Permafrost and Frozen Ground

Permafrost consists of soil, sediment, rock, and included ice or organic material that remains at or below 0°C continuously for at least two consecutive years.[54][55] This perennial frozen state distinguishes it from seasonally frozen ground, which thaws annually and freezes for more than 15 days per year, or intermittently frozen ground that freezes for fewer than 15 days.[54][56] Above the permafrost lies the active layer, a surface zone that thaws during summer and refreezes in winter, typically ranging from 30 cm to several meters in depth depending on climate, vegetation, and soil properties.[57] Permafrost underlies approximately 14 to 16 million km² of the Northern Hemisphere's exposed land surface, equivalent to about 15% of the total, with continuous permafrost in polar regions and discontinuous or sporadic zones toward lower latitudes and elevations.[28][58] It also occurs in subsea sediments beneath Arctic continental shelves, high mountain ranges like the Alps and Rockies, and limited areas in Antarctica.[54] Ground ice within permafrost exists in forms such as pore ice filling sediment voids, segregated ice lenses formed by water migration, and massive ice wedges or blocks resulting from thermal contraction cracks.

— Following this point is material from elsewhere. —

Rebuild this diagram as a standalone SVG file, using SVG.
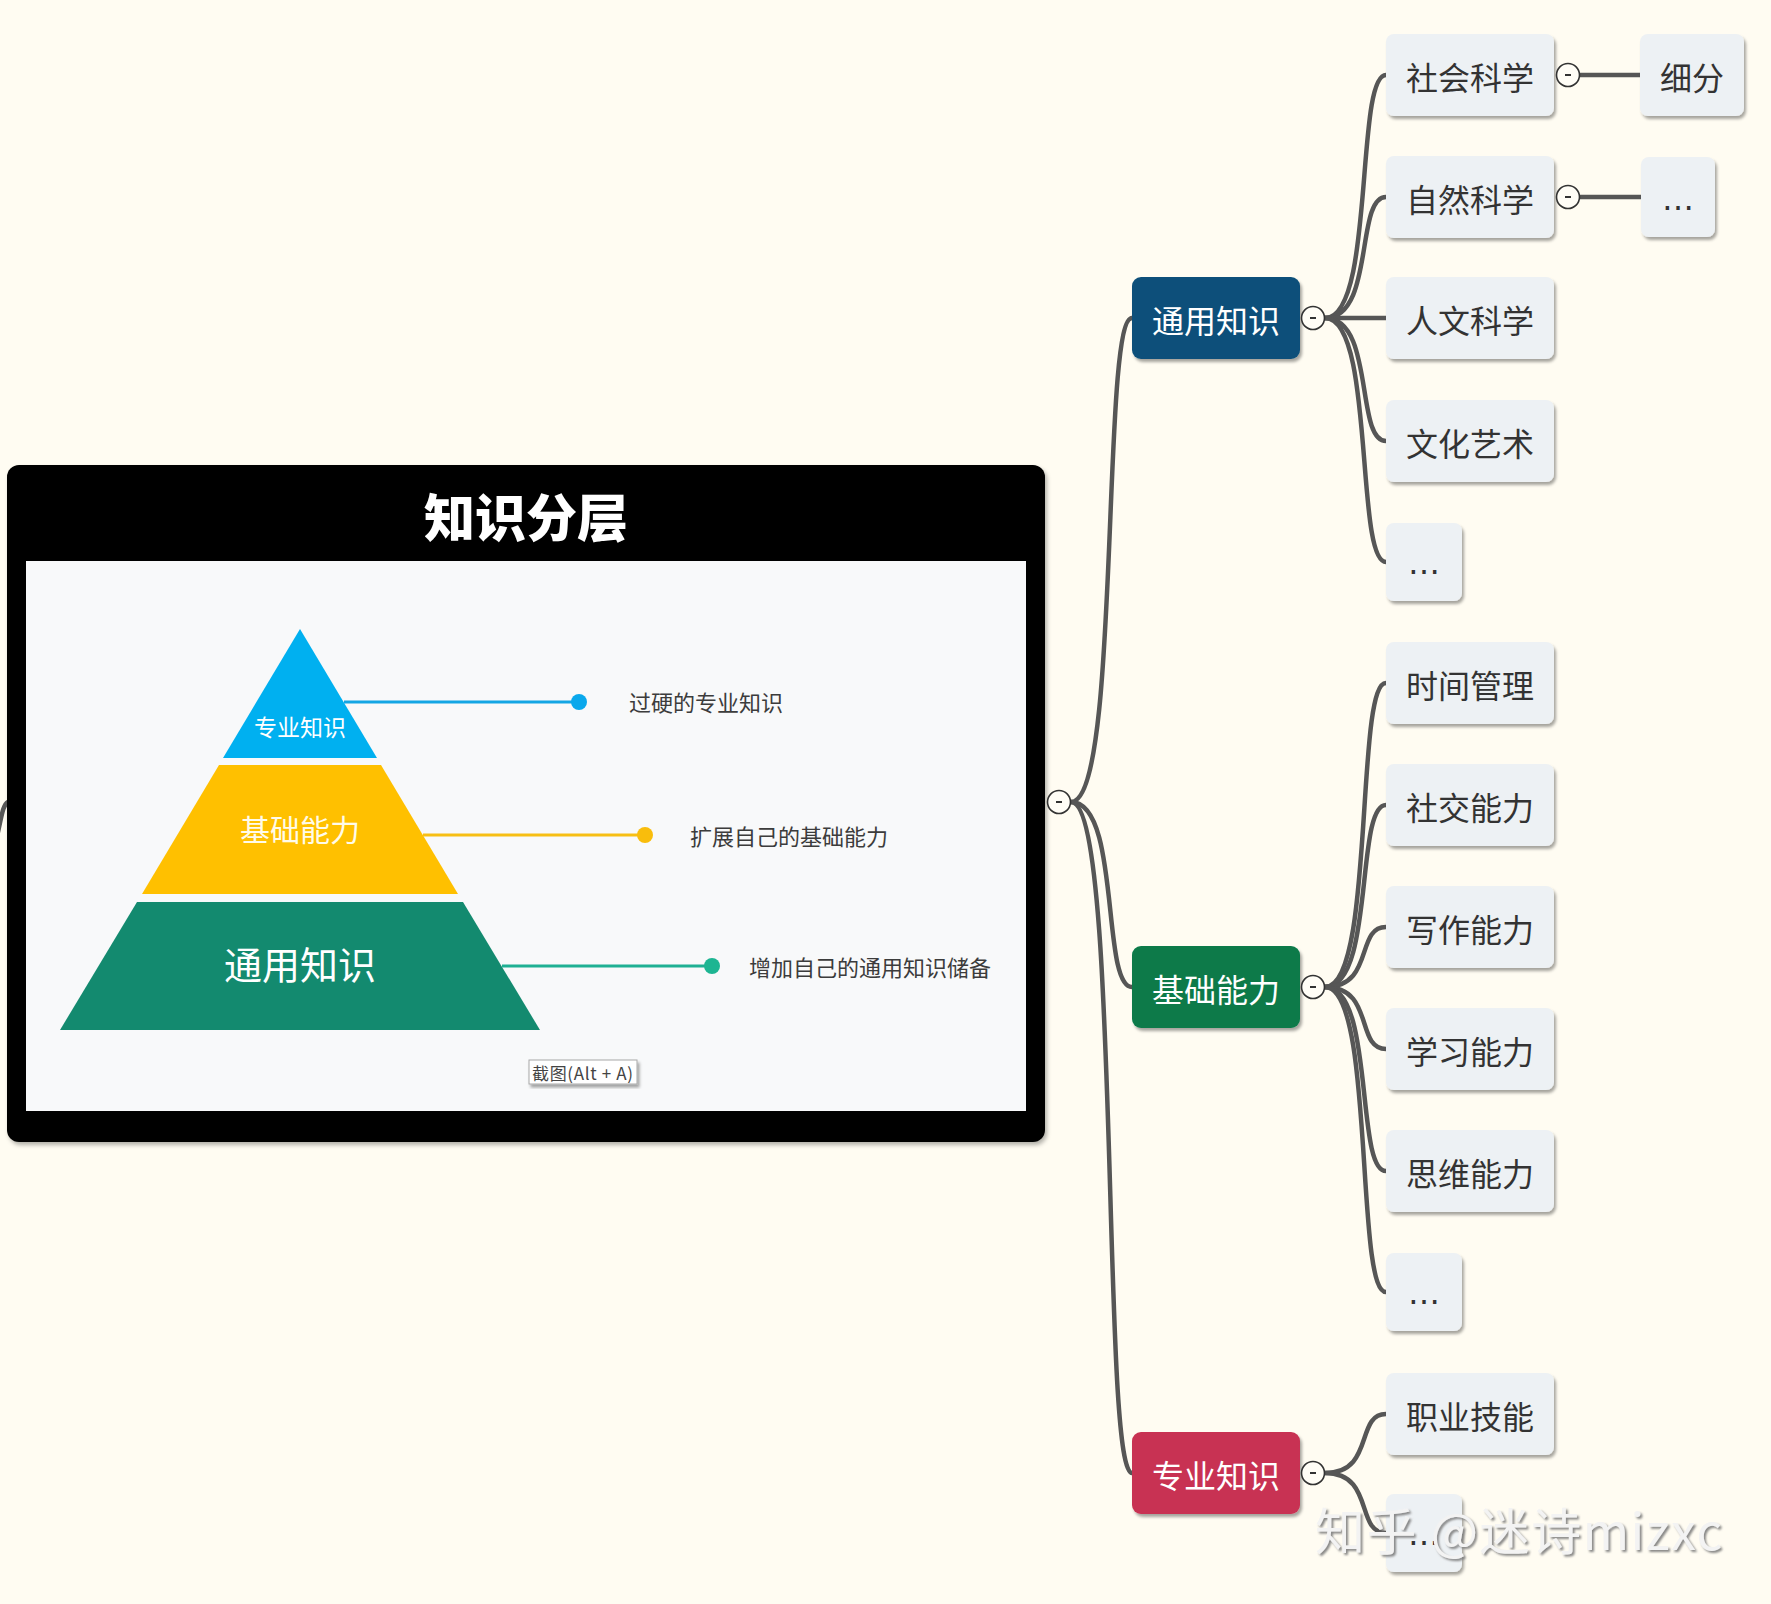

Ice content varies widely, from ice-poor dry permafrost to ice-rich layers exceeding 90% ice volume by weight in some Arctic lowlands, influencing stability and thaw susceptibility.[59] Permafrost regions store an estimated 1,460 to 1,700 petagrams of organic carbon, roughly twice the amount currently in Earth's atmosphere, accumulated over millennia in frozen soils and peat.[60][61] Thawing permafrost, driven by rising air temperatures, can release this carbon as carbon dioxide and methane through microbial decomposition, potentially amplifying global warming, while also causing ground subsidence, thermokarst lake formation, and infrastructure instability in affected areas.[57][62] Recent observations indicate active layer thickening and permafrost temperature increases of up to 0.3–0.4°C per decade in continuous zones since the 1980s.[57]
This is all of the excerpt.